• **Data provided**:
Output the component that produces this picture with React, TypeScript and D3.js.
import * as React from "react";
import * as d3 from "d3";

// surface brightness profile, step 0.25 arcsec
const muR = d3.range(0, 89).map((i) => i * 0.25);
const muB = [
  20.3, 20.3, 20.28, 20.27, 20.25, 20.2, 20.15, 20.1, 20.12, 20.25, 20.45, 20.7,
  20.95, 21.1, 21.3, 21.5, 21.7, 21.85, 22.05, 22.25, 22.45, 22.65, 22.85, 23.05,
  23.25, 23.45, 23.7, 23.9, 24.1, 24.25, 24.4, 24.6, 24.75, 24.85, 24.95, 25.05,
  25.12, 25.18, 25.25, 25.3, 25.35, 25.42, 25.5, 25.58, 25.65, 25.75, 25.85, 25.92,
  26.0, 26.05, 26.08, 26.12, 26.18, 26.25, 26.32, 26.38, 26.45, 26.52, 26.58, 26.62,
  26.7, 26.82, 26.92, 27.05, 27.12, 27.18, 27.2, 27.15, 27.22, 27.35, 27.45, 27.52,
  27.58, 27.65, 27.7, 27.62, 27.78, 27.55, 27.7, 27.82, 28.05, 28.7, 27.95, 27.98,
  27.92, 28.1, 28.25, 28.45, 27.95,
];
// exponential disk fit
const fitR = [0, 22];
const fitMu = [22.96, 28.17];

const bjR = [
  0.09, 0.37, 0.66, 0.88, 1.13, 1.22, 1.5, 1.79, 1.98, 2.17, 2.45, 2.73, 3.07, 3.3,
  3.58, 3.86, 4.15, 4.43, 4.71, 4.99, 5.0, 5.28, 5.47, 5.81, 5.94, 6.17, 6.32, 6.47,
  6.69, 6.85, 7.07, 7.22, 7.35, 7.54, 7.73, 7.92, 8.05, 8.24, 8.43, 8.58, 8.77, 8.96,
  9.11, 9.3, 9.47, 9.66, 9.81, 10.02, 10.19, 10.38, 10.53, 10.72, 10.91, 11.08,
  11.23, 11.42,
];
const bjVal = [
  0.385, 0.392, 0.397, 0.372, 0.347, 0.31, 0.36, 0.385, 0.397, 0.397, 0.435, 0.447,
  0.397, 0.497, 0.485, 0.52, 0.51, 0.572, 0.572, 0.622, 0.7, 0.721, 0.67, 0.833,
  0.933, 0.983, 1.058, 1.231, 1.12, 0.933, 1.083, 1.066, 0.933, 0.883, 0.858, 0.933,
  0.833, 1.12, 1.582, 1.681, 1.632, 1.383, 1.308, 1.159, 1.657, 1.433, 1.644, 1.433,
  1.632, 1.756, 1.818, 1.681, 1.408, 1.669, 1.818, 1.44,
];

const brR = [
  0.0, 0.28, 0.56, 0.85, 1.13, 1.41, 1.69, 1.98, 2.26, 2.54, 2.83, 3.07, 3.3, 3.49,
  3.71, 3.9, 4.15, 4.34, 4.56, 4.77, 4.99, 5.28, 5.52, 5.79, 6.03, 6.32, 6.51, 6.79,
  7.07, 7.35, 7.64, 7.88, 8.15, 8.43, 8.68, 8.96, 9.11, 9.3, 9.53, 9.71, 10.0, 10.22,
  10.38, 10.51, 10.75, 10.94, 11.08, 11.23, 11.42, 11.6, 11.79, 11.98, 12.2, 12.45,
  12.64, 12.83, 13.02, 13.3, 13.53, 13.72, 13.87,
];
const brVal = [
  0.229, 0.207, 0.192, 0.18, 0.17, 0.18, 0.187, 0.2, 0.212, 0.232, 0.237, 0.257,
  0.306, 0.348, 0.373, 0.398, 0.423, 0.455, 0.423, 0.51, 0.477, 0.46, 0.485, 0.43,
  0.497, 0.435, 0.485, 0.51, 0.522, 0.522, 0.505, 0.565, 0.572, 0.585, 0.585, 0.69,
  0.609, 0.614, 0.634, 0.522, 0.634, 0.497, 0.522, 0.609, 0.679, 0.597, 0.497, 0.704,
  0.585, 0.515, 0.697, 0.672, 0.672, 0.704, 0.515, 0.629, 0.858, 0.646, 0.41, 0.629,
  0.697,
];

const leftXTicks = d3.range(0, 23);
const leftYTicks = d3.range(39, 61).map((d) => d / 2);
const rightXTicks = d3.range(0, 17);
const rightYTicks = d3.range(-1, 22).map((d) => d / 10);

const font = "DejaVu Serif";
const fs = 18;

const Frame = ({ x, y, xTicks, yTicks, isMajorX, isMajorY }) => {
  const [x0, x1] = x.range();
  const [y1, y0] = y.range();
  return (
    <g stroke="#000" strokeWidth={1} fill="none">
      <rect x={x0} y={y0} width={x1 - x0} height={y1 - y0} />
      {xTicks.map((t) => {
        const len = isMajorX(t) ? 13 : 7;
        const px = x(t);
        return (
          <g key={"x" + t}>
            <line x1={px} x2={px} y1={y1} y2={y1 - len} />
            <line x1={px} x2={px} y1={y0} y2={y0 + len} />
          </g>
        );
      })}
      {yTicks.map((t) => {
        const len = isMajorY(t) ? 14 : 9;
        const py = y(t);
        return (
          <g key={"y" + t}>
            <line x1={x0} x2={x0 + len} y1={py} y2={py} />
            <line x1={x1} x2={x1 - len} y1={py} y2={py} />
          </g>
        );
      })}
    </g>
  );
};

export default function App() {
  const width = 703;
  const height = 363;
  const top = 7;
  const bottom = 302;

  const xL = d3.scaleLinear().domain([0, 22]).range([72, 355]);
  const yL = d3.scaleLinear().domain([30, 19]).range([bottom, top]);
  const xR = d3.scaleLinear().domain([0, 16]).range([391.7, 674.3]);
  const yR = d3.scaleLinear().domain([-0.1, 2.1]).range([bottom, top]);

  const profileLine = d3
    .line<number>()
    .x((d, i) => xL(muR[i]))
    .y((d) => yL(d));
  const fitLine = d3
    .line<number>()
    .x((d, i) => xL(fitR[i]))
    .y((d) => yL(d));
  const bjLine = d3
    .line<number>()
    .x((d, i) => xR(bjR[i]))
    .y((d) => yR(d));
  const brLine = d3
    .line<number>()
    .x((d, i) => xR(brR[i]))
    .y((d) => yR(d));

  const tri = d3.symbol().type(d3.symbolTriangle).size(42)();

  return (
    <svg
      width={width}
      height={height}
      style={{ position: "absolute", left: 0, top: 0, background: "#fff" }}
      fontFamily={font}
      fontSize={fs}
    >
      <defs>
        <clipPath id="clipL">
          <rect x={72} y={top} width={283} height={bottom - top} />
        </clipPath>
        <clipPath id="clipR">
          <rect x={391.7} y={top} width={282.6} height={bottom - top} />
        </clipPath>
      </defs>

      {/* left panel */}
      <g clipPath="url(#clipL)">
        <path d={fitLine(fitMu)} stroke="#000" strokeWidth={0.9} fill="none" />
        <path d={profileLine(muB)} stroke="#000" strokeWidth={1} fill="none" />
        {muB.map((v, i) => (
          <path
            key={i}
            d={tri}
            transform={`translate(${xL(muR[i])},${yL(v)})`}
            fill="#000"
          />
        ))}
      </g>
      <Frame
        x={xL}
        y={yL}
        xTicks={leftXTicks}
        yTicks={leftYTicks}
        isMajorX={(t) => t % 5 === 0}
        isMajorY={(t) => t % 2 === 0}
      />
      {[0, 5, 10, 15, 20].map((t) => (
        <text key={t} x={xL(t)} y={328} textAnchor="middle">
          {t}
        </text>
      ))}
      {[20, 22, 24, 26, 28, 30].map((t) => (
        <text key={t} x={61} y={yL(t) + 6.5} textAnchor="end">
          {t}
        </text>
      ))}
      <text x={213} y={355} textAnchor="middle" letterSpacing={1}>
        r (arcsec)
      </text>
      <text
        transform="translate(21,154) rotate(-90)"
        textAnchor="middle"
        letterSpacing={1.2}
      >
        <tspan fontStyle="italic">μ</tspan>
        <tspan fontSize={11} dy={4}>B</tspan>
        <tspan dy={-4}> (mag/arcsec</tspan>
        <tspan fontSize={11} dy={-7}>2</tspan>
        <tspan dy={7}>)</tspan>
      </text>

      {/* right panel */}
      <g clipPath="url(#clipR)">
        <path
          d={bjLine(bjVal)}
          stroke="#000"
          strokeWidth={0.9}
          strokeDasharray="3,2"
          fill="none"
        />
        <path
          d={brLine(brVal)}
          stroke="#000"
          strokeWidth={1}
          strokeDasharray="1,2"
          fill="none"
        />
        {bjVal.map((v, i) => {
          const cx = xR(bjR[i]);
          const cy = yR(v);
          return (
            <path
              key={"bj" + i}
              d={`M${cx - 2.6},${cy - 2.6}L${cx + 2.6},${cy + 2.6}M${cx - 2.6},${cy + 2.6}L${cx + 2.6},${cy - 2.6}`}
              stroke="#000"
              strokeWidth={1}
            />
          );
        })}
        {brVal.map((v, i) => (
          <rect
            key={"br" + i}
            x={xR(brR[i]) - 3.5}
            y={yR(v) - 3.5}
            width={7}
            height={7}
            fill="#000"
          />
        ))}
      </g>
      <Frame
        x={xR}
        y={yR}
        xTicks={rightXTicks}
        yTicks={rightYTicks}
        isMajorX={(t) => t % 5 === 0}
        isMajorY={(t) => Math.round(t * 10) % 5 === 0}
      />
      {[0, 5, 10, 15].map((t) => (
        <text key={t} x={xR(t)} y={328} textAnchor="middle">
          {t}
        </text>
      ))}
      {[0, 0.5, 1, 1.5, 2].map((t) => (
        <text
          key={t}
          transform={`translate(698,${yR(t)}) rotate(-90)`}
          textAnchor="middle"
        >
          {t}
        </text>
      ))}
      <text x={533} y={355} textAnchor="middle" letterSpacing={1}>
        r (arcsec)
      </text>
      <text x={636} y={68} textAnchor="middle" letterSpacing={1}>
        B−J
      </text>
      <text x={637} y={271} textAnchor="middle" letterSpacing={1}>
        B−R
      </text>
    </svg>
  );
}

---

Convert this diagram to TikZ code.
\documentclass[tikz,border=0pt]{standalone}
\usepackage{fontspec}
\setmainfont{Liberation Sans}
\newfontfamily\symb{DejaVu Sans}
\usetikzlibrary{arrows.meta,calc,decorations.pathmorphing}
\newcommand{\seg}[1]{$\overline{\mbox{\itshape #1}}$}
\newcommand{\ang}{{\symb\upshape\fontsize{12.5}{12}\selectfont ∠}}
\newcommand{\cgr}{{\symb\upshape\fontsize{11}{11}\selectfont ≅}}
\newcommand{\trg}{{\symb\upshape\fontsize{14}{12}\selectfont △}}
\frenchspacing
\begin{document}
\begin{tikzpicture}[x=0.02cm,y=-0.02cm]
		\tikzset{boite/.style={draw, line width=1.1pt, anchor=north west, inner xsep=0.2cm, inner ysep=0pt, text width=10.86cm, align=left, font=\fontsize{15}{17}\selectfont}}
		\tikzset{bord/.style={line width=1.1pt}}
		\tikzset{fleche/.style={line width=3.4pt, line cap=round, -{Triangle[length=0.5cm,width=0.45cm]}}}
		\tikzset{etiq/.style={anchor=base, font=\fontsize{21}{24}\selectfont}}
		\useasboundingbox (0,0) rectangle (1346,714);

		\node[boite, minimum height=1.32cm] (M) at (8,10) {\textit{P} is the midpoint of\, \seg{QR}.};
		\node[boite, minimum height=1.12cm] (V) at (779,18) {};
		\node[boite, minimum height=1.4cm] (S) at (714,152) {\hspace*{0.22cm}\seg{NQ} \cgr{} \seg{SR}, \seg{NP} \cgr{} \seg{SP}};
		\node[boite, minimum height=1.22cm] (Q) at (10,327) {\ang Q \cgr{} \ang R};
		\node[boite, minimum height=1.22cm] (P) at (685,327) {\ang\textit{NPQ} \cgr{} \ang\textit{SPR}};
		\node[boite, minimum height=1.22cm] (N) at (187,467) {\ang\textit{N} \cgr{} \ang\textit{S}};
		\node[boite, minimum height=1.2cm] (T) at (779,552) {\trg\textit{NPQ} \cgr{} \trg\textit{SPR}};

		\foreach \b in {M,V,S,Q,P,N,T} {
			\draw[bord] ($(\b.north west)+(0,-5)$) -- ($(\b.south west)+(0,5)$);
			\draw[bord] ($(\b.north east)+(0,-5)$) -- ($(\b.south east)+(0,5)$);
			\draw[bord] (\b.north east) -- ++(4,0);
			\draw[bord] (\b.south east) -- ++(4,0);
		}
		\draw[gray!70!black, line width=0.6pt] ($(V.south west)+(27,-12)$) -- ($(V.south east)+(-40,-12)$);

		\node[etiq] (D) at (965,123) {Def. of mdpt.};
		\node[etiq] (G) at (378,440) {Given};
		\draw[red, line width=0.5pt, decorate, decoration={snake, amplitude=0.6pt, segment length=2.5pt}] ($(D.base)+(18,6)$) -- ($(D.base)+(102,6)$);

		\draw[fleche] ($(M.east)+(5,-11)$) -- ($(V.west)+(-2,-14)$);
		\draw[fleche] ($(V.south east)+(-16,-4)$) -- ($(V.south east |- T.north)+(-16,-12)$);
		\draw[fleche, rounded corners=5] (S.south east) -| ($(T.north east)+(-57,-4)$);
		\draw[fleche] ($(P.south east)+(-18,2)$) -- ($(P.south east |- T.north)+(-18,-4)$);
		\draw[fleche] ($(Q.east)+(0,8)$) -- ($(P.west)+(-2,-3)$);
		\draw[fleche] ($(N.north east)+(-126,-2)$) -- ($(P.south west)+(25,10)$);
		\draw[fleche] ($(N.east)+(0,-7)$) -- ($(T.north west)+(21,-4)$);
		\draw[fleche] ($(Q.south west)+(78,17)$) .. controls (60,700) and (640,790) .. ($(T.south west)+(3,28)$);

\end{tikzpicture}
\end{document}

--

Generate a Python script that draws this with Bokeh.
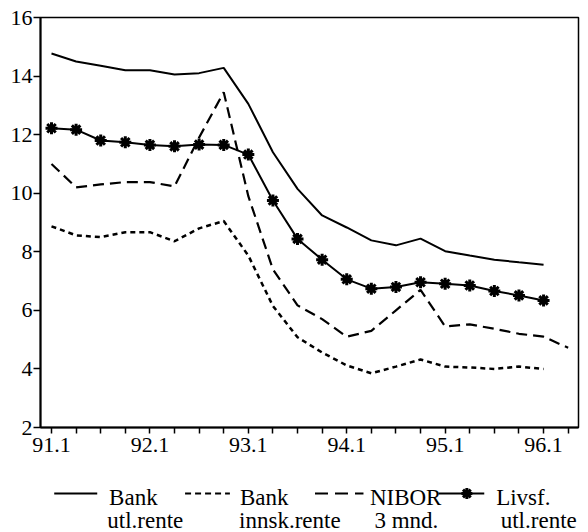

• **Written instruction**: Every line that holds the word "with" should be extracted.

• **Task answer**:
Output the component that produces this picture with React, TypeScript and D3.js.
Generate a Python script that draws this with Bokeh.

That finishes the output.